TASK GOAL:
Return the lines from the one with "Reproduce this chart" through the one with "const lowerLabelsA = bases;", exactly as they appear and with no pictures.

Source code of charts:

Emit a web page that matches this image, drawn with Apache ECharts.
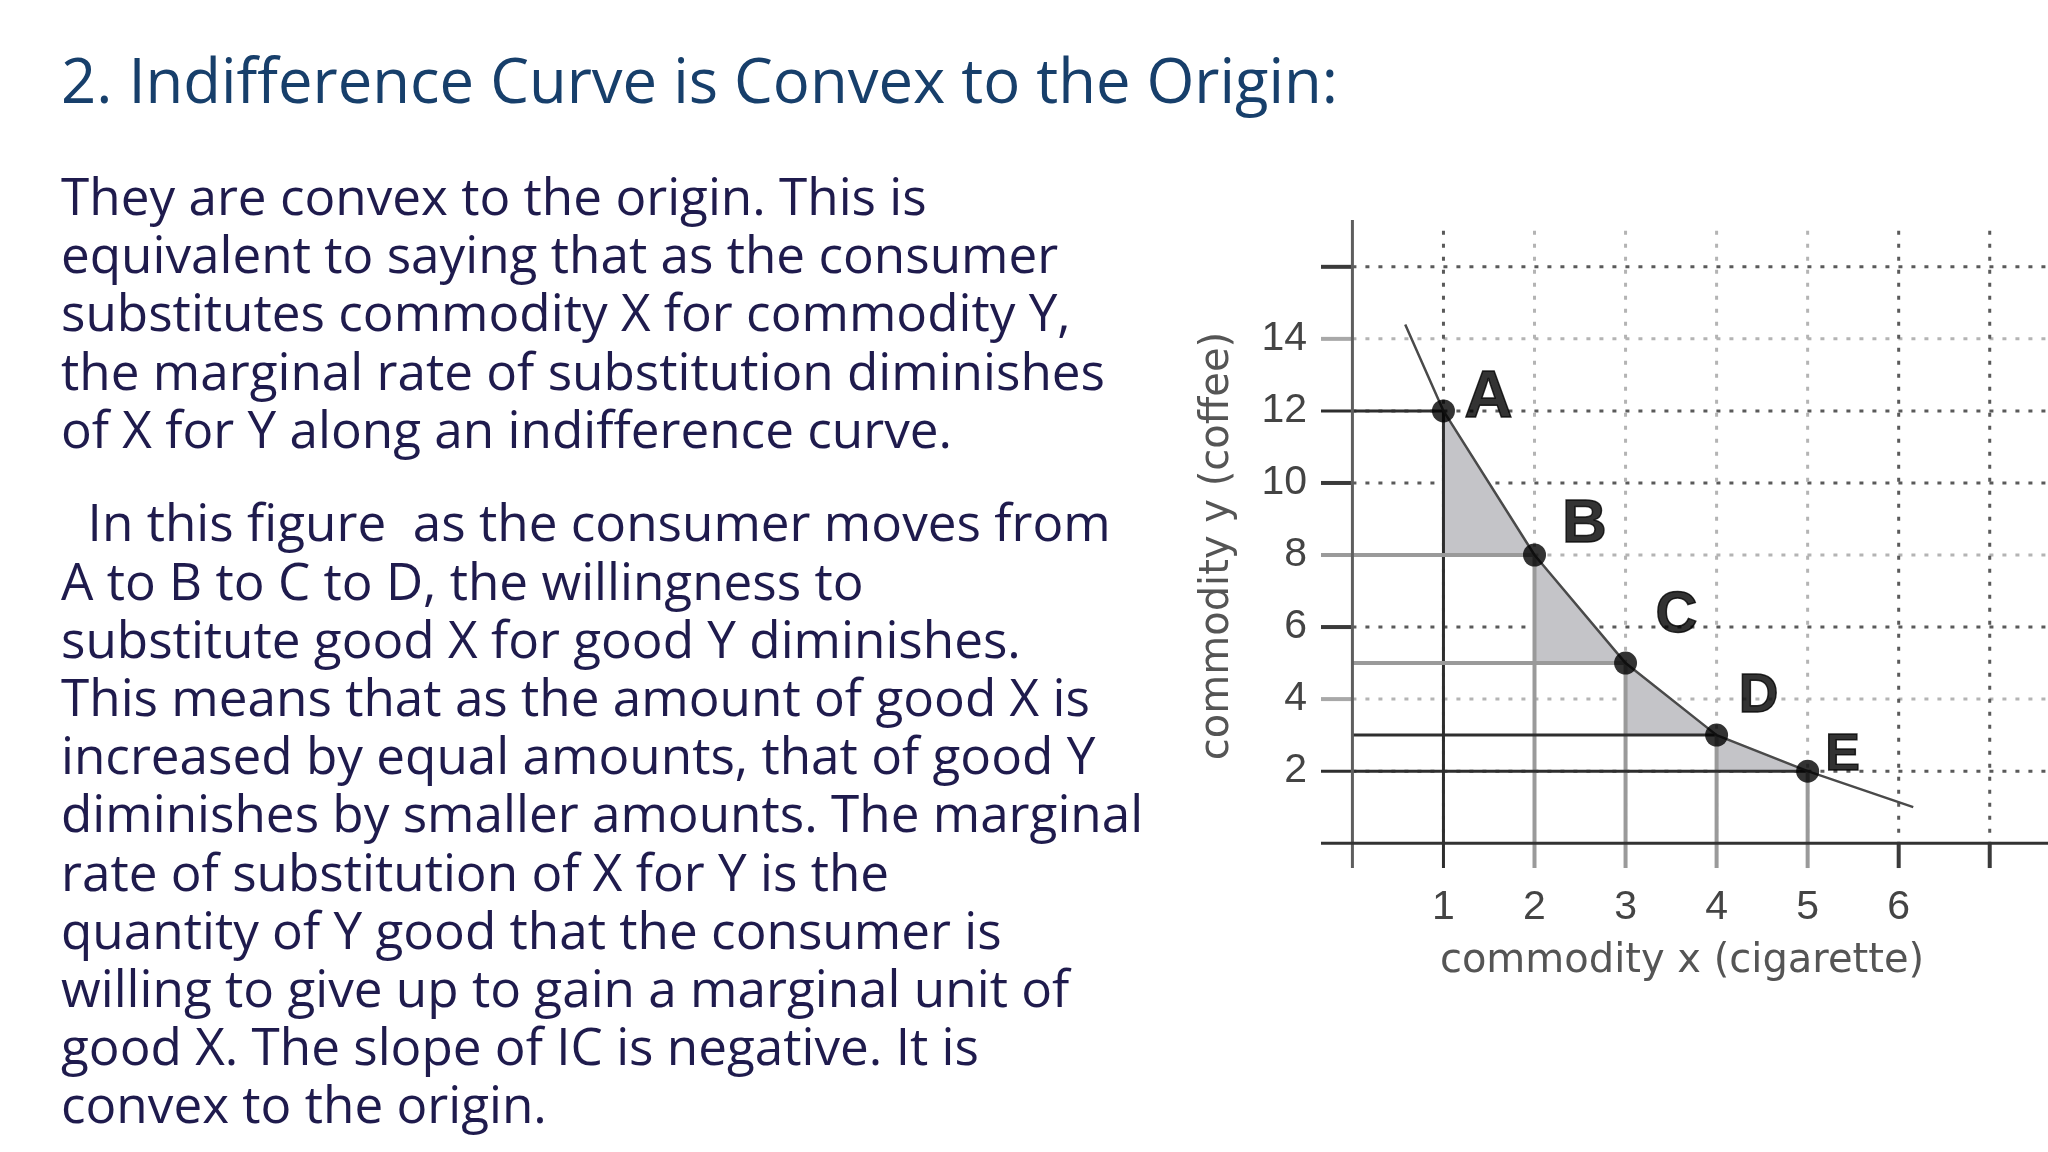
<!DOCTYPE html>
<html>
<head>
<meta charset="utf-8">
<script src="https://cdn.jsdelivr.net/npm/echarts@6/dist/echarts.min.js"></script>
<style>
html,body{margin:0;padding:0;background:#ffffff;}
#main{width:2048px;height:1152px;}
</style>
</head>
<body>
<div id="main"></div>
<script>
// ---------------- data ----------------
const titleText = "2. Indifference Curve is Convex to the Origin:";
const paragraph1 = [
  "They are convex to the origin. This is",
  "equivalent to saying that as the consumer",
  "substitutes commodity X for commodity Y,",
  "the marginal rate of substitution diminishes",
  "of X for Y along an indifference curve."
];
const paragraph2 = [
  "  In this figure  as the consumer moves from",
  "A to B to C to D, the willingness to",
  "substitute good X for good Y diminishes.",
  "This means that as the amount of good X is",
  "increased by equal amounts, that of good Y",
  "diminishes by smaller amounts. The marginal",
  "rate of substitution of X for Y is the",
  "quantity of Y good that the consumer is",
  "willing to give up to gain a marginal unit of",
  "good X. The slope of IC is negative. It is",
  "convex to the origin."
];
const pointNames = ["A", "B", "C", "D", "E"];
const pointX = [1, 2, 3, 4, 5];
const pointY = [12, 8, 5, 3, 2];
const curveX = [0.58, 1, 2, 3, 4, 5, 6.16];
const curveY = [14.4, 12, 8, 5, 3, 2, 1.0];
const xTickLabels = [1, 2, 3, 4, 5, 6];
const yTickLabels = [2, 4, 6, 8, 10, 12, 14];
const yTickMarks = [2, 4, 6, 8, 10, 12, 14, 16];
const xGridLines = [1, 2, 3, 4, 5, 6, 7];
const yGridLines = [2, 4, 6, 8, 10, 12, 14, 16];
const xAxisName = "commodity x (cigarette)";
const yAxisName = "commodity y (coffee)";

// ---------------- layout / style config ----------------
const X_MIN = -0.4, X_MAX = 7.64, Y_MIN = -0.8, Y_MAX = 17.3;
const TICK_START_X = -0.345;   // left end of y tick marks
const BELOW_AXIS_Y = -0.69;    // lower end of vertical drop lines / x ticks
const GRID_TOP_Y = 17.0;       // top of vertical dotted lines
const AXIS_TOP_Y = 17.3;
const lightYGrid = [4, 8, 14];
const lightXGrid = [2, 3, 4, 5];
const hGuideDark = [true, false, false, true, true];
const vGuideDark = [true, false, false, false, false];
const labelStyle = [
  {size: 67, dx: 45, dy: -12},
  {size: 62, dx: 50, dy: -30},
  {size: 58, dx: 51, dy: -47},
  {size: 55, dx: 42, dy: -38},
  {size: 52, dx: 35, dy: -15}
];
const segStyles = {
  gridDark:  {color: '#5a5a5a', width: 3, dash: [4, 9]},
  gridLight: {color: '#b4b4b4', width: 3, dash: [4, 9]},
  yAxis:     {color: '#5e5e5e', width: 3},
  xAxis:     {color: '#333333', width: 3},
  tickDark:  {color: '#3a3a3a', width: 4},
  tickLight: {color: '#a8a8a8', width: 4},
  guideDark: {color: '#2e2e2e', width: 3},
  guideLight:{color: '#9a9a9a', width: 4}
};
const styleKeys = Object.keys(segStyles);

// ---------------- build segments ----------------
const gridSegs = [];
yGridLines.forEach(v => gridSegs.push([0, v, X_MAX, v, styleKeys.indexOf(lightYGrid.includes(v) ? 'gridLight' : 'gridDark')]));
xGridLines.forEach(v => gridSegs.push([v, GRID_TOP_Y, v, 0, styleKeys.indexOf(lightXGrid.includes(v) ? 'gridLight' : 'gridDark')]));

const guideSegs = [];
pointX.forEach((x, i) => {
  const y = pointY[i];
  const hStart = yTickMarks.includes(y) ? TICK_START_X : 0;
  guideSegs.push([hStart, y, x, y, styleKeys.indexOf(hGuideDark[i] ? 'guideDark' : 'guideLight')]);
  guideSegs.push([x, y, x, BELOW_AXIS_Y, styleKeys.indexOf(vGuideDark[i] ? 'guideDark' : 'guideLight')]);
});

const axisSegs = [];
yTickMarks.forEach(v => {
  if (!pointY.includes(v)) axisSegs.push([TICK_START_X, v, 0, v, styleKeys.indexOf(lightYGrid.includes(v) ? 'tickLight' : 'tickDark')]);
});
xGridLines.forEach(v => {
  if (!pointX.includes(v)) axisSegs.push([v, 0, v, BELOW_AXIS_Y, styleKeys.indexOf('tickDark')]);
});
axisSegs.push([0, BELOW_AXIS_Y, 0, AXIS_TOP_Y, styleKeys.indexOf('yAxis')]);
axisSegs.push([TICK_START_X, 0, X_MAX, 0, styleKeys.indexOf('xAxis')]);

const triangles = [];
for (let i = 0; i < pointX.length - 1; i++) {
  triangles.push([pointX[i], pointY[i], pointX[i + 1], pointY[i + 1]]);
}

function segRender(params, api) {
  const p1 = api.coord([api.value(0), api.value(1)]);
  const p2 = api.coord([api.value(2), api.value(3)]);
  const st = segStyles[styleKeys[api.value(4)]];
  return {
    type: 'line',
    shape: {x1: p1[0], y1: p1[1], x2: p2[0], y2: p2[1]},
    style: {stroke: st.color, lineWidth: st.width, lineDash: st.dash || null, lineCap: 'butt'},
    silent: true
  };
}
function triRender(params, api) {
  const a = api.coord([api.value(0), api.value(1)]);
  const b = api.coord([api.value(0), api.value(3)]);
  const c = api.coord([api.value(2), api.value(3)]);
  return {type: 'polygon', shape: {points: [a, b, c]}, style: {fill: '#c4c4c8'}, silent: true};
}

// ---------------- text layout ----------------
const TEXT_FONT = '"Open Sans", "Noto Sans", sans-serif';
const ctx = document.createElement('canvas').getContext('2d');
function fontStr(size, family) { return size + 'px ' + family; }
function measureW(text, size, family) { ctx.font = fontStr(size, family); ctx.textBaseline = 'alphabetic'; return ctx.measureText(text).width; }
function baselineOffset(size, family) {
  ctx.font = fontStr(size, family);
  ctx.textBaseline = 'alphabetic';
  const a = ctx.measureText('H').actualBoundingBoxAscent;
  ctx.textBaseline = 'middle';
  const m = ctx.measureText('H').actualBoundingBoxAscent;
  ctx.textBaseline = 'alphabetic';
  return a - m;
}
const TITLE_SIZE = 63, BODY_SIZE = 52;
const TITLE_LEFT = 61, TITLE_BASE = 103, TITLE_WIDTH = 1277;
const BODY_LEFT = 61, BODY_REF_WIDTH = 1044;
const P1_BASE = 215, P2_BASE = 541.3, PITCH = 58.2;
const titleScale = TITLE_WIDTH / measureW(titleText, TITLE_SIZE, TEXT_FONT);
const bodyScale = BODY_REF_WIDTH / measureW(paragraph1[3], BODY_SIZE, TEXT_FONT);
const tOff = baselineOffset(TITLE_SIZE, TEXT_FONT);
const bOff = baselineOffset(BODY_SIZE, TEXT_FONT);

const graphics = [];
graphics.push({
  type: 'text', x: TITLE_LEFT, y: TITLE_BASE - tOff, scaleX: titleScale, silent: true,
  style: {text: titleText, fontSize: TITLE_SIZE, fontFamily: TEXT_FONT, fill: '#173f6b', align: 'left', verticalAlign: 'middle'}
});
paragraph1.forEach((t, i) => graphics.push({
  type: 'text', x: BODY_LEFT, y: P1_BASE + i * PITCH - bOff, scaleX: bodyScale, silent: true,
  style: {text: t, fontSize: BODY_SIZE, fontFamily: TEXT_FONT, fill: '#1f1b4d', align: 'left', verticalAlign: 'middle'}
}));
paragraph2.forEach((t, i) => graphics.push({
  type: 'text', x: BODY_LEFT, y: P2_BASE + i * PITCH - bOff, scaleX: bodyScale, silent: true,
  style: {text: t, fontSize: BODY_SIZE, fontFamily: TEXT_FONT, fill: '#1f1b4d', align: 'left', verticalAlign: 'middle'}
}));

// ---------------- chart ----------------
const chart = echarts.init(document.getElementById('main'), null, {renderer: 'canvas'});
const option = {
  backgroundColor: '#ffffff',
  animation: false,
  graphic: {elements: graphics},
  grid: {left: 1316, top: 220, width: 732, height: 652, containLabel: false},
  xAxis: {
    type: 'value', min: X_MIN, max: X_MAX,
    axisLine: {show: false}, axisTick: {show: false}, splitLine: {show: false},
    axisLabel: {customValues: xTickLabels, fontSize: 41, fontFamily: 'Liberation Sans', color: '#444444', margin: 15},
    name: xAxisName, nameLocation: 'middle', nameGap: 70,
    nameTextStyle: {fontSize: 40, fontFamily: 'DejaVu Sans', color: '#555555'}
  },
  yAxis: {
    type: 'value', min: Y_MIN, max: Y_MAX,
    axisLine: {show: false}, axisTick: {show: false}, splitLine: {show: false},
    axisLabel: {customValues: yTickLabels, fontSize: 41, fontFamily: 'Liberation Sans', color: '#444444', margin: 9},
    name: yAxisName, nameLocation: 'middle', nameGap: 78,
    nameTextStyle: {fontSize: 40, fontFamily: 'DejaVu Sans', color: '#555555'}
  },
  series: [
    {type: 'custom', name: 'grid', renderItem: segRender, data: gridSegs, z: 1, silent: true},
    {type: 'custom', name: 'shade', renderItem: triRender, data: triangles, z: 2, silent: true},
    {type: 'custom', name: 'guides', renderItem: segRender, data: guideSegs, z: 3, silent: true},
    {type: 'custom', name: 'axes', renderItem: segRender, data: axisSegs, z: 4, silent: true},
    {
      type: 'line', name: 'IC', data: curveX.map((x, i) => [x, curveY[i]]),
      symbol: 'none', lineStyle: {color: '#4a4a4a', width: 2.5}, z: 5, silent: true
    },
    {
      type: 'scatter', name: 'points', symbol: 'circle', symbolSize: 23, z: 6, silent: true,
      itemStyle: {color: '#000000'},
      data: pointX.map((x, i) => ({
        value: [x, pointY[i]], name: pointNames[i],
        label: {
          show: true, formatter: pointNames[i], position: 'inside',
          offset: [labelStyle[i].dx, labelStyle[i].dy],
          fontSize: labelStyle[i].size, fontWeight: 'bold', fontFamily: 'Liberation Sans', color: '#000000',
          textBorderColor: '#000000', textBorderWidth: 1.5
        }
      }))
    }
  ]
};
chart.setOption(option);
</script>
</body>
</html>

...

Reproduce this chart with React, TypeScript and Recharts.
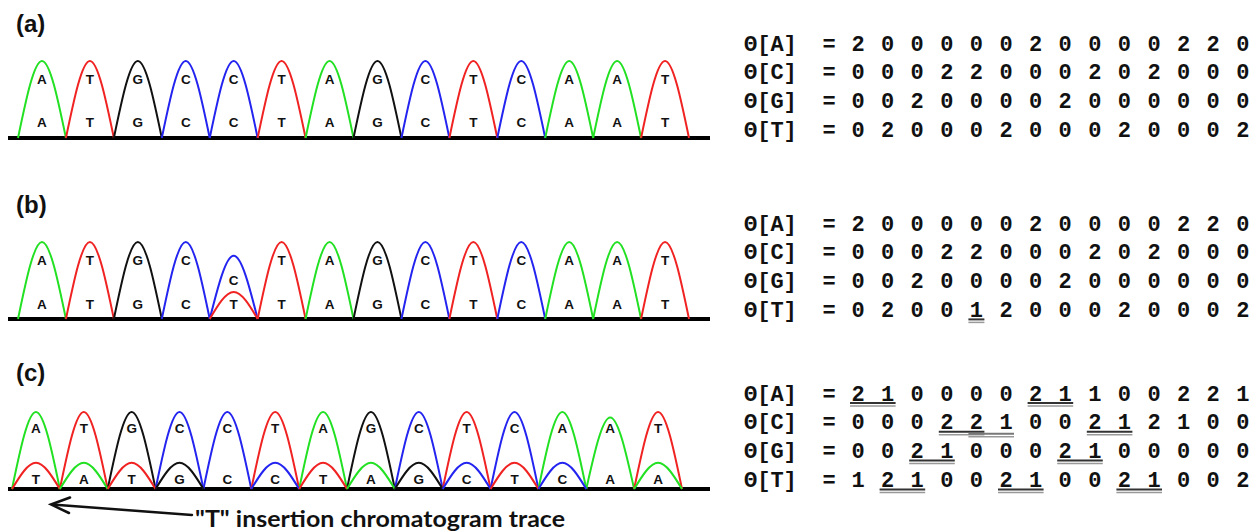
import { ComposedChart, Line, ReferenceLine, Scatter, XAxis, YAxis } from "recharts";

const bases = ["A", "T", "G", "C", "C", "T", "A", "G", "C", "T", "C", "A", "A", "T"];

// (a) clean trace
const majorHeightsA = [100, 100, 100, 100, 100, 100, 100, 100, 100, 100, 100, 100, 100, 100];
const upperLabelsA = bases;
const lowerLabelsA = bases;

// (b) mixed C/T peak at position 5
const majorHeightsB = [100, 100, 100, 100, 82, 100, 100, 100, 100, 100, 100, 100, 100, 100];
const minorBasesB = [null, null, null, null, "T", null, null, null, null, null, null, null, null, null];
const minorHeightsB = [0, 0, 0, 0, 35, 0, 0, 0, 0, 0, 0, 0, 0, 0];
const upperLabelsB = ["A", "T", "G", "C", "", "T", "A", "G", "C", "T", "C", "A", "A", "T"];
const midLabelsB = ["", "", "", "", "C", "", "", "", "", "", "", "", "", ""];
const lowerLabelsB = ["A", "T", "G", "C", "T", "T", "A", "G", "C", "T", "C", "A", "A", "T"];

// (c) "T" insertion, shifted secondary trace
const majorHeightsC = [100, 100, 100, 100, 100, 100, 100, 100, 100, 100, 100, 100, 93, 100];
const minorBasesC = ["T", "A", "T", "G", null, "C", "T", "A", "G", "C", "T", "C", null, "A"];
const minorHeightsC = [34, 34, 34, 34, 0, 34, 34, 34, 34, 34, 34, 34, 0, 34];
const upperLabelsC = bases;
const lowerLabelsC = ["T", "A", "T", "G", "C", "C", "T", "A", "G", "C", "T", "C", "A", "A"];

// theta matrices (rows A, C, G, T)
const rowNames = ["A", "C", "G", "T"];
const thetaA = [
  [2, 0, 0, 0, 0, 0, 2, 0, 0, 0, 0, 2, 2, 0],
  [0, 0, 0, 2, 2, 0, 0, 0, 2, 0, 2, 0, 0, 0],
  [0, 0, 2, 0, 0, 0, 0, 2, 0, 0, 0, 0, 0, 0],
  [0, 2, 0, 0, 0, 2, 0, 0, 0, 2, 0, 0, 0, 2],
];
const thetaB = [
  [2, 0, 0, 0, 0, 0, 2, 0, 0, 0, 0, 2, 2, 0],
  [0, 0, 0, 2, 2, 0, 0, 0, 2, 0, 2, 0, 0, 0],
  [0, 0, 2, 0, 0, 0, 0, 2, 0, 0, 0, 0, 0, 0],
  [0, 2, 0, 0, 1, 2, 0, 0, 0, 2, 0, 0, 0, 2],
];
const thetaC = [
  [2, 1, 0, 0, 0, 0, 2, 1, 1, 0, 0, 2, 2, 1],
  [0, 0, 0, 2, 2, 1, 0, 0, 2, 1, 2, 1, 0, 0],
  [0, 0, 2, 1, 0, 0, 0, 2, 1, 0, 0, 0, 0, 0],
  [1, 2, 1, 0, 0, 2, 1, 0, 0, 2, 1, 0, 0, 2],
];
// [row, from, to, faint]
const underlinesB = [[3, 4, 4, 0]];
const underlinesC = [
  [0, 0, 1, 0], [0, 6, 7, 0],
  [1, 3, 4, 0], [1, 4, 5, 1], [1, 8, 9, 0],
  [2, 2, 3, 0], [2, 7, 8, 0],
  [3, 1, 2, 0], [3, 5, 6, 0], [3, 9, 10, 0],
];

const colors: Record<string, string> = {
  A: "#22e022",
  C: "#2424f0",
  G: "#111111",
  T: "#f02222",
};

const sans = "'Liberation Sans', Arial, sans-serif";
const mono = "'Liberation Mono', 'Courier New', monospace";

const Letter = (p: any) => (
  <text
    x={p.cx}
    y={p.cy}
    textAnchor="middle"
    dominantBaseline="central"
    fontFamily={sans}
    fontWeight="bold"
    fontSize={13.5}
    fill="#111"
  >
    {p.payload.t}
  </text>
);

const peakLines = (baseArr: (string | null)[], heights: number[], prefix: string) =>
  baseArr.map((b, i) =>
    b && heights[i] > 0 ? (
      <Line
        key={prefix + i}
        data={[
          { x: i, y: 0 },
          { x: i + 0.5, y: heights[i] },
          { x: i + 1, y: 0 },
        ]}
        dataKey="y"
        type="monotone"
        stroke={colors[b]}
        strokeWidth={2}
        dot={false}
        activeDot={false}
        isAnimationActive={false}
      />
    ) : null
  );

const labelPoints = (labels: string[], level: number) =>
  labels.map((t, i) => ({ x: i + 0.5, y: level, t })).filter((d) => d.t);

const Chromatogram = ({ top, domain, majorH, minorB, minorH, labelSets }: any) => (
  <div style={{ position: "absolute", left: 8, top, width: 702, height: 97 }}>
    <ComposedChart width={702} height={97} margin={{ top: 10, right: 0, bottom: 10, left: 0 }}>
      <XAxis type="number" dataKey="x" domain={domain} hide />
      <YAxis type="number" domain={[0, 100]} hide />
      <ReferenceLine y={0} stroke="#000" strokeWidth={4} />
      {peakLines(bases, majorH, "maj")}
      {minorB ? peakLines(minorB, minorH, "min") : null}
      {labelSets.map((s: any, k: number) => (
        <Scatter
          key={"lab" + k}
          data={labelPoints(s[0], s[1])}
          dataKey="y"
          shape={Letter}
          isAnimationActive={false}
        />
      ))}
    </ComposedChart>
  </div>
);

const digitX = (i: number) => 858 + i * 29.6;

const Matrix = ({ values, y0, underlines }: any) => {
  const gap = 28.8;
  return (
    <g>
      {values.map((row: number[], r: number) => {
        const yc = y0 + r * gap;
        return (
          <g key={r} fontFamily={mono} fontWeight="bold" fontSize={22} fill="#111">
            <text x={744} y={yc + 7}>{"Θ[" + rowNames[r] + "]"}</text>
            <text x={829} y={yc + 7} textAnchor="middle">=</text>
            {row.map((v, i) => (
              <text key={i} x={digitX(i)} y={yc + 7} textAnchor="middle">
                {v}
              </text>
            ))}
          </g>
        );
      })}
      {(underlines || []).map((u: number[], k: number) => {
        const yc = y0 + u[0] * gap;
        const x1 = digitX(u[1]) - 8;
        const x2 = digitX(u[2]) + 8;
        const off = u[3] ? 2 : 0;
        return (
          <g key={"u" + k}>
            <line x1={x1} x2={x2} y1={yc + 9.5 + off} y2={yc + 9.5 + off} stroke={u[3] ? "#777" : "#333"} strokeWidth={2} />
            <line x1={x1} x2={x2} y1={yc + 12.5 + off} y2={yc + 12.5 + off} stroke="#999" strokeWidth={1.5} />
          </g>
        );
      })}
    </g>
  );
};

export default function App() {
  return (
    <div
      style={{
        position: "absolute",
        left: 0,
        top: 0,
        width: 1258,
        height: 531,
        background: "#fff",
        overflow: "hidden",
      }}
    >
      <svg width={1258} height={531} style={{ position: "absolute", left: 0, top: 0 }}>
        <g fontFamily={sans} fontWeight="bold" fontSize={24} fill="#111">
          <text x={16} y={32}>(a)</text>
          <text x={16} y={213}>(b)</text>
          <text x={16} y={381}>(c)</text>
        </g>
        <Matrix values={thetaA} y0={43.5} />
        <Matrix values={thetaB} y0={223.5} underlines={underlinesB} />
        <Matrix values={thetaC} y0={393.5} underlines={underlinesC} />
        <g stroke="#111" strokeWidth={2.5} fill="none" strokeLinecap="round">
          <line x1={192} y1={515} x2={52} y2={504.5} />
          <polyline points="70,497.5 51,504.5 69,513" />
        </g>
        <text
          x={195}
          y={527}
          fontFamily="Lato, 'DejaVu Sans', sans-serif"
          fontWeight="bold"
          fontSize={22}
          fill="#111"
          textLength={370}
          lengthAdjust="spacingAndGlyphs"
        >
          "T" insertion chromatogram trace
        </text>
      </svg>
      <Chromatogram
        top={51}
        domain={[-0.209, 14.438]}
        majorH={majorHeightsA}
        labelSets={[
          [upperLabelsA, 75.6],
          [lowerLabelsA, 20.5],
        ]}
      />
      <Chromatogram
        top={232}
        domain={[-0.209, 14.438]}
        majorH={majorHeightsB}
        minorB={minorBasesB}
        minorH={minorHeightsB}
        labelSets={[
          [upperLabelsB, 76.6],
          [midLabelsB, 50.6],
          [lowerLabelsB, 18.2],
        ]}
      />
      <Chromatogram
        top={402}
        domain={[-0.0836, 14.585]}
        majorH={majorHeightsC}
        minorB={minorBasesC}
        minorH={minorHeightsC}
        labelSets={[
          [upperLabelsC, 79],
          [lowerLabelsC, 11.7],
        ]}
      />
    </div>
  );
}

ANSWER FOR THIS EXERCISE:
Reproduce this chart with React, TypeScript and Recharts.
import { ComposedChart, Line, ReferenceLine, Scatter, XAxis, YAxis } from "recharts";

const bases = ["A", "T", "G", "C", "C", "T", "A", "G", "C", "T", "C", "A", "A", "T"];

// (a) clean trace
const majorHeightsA = [100, 100, 100, 100, 100, 100, 100, 100, 100, 100, 100, 100, 100, 100];
const upperLabelsA = bases;
const lowerLabelsA = bases;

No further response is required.